(Source code of charts)
________________________________________
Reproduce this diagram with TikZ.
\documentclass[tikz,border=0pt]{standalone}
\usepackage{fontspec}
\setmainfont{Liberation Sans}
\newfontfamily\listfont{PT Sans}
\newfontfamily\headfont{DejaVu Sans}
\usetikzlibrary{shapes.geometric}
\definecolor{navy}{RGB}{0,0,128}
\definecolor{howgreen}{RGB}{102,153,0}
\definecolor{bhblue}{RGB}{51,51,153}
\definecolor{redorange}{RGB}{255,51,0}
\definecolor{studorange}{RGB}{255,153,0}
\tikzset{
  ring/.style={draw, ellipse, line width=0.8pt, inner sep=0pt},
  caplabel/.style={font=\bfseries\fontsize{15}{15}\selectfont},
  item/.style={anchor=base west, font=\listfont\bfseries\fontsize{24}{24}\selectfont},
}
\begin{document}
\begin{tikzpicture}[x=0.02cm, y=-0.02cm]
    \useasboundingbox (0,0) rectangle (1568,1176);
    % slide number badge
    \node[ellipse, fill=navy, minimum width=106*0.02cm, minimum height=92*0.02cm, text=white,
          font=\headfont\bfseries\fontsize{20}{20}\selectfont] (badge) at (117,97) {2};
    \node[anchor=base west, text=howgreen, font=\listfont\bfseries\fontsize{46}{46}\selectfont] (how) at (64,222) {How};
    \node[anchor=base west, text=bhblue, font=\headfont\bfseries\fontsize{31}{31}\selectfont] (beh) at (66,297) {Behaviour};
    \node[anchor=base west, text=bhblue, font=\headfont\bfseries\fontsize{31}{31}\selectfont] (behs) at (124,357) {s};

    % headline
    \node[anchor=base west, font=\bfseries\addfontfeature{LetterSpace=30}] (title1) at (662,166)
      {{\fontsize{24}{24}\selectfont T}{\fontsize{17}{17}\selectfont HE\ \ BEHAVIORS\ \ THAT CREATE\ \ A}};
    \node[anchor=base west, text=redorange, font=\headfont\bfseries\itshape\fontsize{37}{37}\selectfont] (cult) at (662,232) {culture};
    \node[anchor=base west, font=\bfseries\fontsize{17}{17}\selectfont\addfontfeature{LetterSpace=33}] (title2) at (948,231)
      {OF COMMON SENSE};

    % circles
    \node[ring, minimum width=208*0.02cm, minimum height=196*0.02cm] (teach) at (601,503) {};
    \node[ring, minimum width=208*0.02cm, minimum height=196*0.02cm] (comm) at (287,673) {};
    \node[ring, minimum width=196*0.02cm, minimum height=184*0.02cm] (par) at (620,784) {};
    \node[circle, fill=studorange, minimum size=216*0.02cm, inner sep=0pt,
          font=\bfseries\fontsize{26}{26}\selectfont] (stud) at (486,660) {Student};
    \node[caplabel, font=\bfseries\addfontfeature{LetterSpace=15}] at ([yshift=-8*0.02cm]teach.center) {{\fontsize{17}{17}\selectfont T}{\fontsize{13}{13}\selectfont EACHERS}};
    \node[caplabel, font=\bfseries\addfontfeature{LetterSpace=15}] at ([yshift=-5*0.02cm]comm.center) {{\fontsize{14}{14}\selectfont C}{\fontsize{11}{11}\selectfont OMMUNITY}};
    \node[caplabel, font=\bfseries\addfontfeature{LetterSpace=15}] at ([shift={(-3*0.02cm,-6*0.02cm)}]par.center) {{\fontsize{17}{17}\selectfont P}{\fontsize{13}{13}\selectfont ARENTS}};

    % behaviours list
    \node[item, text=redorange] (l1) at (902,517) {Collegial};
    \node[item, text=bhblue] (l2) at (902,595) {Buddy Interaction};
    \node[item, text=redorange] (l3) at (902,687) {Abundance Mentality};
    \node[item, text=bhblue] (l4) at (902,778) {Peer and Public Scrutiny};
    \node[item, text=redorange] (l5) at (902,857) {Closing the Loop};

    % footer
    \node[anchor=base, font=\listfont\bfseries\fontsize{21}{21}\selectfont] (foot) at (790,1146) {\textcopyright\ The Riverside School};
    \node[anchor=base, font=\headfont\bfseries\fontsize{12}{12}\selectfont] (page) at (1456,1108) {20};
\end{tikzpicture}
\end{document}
________________________________________
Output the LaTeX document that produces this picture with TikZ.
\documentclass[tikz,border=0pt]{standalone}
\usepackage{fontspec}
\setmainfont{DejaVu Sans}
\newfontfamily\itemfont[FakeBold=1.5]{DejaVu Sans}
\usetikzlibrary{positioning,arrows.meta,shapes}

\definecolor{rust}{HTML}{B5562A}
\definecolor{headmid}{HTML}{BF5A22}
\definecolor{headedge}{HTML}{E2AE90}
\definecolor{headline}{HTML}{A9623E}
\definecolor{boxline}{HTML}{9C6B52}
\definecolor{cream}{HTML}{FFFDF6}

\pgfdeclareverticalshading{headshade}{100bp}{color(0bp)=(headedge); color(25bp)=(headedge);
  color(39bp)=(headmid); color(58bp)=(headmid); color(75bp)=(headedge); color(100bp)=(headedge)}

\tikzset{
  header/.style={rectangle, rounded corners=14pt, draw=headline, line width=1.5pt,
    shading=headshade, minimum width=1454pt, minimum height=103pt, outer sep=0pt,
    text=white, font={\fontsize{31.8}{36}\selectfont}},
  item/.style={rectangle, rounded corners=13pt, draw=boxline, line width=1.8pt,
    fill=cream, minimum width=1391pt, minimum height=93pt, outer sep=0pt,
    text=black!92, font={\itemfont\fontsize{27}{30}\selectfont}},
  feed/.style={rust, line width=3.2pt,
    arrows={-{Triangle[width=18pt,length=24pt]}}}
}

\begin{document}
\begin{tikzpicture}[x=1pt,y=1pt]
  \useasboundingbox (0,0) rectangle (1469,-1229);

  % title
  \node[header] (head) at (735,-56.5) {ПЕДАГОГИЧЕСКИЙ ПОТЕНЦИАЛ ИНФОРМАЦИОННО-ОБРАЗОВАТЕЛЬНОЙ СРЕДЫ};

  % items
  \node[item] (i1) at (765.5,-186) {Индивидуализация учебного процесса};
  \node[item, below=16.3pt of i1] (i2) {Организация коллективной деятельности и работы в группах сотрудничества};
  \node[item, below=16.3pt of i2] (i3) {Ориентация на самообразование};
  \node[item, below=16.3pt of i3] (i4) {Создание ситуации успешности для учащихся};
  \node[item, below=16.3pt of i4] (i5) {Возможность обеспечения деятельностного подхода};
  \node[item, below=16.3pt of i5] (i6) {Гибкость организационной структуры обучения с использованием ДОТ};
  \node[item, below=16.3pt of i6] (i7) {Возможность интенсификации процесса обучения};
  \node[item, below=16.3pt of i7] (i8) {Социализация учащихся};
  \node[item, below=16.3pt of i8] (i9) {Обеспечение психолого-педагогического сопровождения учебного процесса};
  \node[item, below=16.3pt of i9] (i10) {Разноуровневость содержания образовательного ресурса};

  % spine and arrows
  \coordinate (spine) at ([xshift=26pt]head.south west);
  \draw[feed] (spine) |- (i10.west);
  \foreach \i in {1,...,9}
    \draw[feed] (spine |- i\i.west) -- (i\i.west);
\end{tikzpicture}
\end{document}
________________________________________
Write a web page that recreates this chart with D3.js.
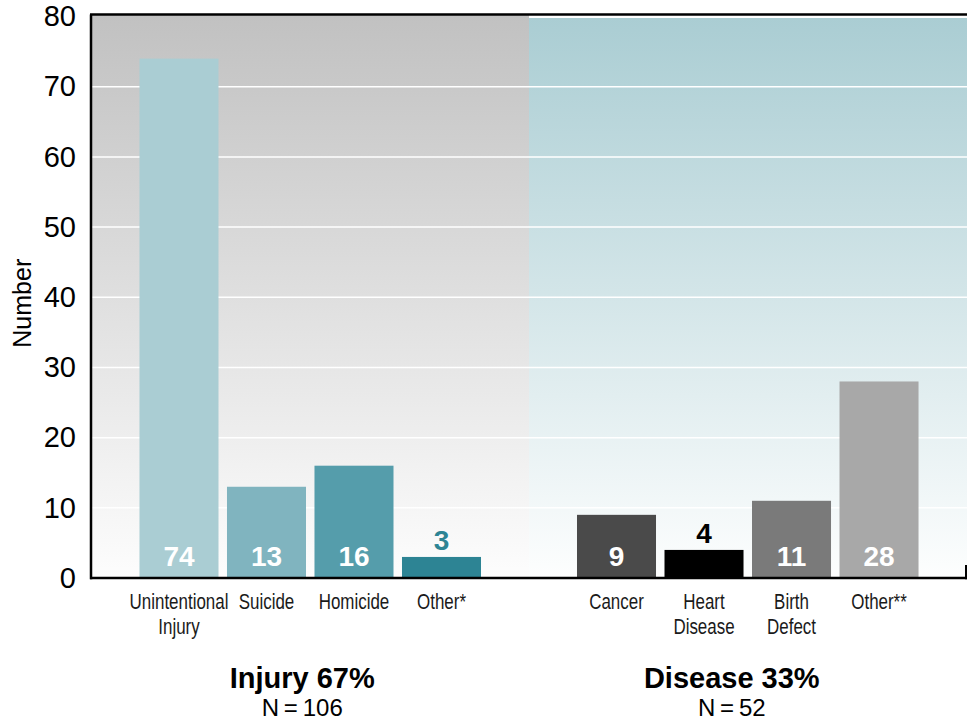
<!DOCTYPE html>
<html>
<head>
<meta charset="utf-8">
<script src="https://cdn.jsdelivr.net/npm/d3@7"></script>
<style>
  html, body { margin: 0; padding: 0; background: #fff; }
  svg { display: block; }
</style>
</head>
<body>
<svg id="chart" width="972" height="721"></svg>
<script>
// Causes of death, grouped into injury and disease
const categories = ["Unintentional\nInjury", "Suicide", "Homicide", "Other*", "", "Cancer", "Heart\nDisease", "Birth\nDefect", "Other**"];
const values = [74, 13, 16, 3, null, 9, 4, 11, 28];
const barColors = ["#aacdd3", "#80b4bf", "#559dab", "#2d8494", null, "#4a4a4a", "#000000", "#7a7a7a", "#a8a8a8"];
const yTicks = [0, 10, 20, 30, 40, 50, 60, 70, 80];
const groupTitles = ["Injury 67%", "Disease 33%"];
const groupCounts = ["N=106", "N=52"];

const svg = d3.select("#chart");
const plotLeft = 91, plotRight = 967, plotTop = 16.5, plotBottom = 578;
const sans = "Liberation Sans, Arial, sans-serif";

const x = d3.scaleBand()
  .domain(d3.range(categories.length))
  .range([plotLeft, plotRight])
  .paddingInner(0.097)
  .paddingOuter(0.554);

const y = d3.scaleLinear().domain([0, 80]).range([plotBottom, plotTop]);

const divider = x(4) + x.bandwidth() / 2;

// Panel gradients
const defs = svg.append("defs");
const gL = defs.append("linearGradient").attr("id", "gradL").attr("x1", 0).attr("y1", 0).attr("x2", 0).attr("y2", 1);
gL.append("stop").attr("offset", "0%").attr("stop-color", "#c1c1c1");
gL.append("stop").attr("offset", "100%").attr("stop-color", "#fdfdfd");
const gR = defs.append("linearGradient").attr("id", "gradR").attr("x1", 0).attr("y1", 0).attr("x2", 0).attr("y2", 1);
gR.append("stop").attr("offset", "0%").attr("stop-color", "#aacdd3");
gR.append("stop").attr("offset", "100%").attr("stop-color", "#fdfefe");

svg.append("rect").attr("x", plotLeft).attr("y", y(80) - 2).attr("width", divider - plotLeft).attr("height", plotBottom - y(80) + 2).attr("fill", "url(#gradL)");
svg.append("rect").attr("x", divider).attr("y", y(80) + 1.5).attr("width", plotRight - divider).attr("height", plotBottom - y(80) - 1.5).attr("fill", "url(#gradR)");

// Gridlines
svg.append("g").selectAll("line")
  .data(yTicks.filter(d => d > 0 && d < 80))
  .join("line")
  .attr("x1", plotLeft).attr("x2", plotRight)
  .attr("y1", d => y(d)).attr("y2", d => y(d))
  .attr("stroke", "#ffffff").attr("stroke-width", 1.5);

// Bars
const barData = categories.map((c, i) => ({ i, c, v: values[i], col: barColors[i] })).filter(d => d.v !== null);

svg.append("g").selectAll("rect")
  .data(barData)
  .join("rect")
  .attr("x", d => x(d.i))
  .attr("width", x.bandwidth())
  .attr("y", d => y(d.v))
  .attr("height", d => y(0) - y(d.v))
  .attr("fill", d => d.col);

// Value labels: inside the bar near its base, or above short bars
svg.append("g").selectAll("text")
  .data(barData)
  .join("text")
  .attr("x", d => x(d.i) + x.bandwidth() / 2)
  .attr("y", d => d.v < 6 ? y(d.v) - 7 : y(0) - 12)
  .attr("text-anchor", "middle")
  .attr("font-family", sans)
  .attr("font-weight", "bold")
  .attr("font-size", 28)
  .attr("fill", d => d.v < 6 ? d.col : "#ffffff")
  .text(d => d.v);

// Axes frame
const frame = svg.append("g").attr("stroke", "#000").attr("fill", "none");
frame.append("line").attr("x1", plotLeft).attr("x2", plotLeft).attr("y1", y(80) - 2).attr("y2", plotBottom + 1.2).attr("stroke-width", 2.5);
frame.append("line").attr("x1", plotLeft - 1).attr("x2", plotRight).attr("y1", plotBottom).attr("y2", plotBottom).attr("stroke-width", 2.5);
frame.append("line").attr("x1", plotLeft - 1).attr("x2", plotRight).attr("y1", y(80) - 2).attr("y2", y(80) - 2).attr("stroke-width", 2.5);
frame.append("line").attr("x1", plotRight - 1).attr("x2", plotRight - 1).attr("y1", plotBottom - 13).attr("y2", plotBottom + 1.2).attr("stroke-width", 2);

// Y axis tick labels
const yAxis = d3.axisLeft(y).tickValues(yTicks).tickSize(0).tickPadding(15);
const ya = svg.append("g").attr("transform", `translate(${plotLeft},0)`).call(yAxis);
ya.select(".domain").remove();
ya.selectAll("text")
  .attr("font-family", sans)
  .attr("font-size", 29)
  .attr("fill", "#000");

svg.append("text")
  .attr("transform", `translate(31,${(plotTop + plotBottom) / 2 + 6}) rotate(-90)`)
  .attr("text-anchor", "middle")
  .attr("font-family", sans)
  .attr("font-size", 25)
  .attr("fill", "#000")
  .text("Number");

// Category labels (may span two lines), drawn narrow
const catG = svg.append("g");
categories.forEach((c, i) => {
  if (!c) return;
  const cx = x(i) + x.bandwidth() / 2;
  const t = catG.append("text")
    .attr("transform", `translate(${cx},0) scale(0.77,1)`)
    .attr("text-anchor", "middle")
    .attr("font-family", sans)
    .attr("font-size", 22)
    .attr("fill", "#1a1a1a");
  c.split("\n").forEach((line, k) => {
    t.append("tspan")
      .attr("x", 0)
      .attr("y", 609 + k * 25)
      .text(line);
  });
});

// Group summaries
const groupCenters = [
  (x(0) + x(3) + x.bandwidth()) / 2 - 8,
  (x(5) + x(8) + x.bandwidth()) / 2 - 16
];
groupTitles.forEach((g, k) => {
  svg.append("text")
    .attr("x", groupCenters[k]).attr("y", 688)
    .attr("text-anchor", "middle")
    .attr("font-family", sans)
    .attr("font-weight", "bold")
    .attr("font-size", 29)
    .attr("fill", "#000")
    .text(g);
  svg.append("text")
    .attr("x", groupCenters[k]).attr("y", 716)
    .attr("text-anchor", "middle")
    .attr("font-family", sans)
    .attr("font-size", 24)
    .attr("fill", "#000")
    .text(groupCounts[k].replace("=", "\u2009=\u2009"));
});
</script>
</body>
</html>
________________________________________
» Instructions to follow
Your task is to print the lines from the one containing "Reproduce this diagram with TikZ." through the one containing "(behs) at (124,357)", exactly and with nothing added.

» Solution for this problem
Reproduce this diagram with TikZ.
\documentclass[tikz,border=0pt]{standalone}
\usepackage{fontspec}
\setmainfont{Liberation Sans}
\newfontfamily\listfont{PT Sans}
\newfontfamily\headfont{DejaVu Sans}
\usetikzlibrary{shapes.geometric}
\definecolor{navy}{RGB}{0,0,128}
\definecolor{howgreen}{RGB}{102,153,0}
\definecolor{bhblue}{RGB}{51,51,153}
\definecolor{redorange}{RGB}{255,51,0}
\definecolor{studorange}{RGB}{255,153,0}
\tikzset{
  ring/.style={draw, ellipse, line width=0.8pt, inner sep=0pt},
  caplabel/.style={font=\bfseries\fontsize{15}{15}\selectfont},
  item/.style={anchor=base west, font=\listfont\bfseries\fontsize{24}{24}\selectfont},
}
\begin{document}
\begin{tikzpicture}[x=0.02cm, y=-0.02cm]
    \useasboundingbox (0,0) rectangle (1568,1176);
    % slide number badge
    \node[ellipse, fill=navy, minimum width=106*0.02cm, minimum height=92*0.02cm, text=white,
          font=\headfont\bfseries\fontsize{20}{20}\selectfont] (badge) at (117,97) {2};
    \node[anchor=base west, text=howgreen, font=\listfont\bfseries\fontsize{46}{46}\selectfont] (how) at (64,222) {How};
    \node[anchor=base west, text=bhblue, font=\headfont\bfseries\fontsize{31}{31}\selectfont] (beh) at (66,297) {Behaviour};
    \node[anchor=base west, text=bhblue, font=\headfont\bfseries\fontsize{31}{31}\selectfont] (behs) at (124,357) {s};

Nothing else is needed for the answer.